Activation delay in bifurcating strands of surviving myocardial tissue in healed infarction - a comparison between model and experiment. Maglaveras, Nicos, Jacques M. T. De Bakker, Frans J. L. Van Capelle, Costas Pappas, Michiel J. Janse. Laboratory of Medical Informatics, The Medical School, Aristotelian University, Thessaloniki, Macedonia, Greece, Department of Clinical and Experimental Cardiology, University of Amsterdam, Academic Medical Center, Amsterdam and the Interuniversity Cardiology Institute, The Netherlands
APStracts 2:0233H, 1995.
Conduction delay in healed myocardial infarction, facilitating reentry, is frequently based on an increase of the route activation has to travel in a matrix of merging and diverging bundles that survive in the infarcted area. Additional delay occurs at sites where bundles bifurcate.
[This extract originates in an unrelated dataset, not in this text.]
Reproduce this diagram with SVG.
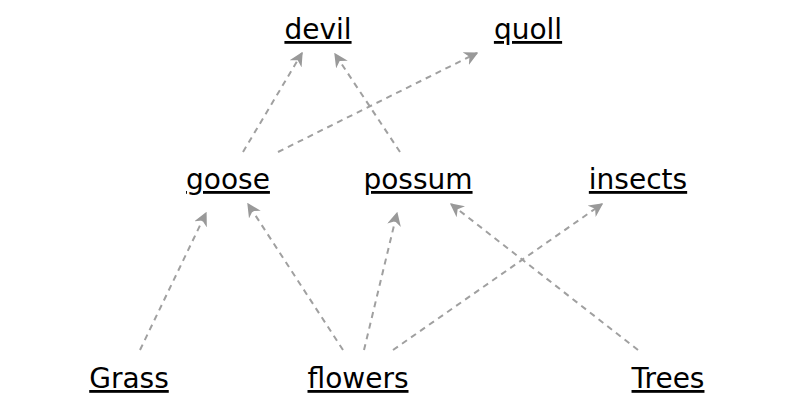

The purpose of this study was to investigate conduction delay at sites where bundles bifurcate. A computer model was dveloped to simulate spread of activation in a 2-dimensional sheet of excitable elements. A structure consisting of 2 isolated bundles merging into a single one was modelled. Extracellular electrograms calculated in the model were comparable to electrograms obtained in a superfused infarcted papillary muscle model. A zone of crowded isochrones or local conduction delay was found at the site where an isolated bundle bifurcated. The position of the isochrones in this area depended on the way activation times were determined. Lines of activation delay were mainly perpendicular to the fiber direction. In conclusion, the results have enabled us to better understand extracellular electrograms at pivoting points and shows that activation sequences at a microscopic level can best be constructed on the basis of Laplacian signals.

Received 28 June 1994; accepted in final form 4 May 1995.
APS Manuscript Number H565-4.
Article publication pending Am. J. Physiol. (Heart Circ. Physiology).
ISSN 1080-4757 Copyright 1995 The American Physiological Society.
Published in APStracts on  6 July 1995.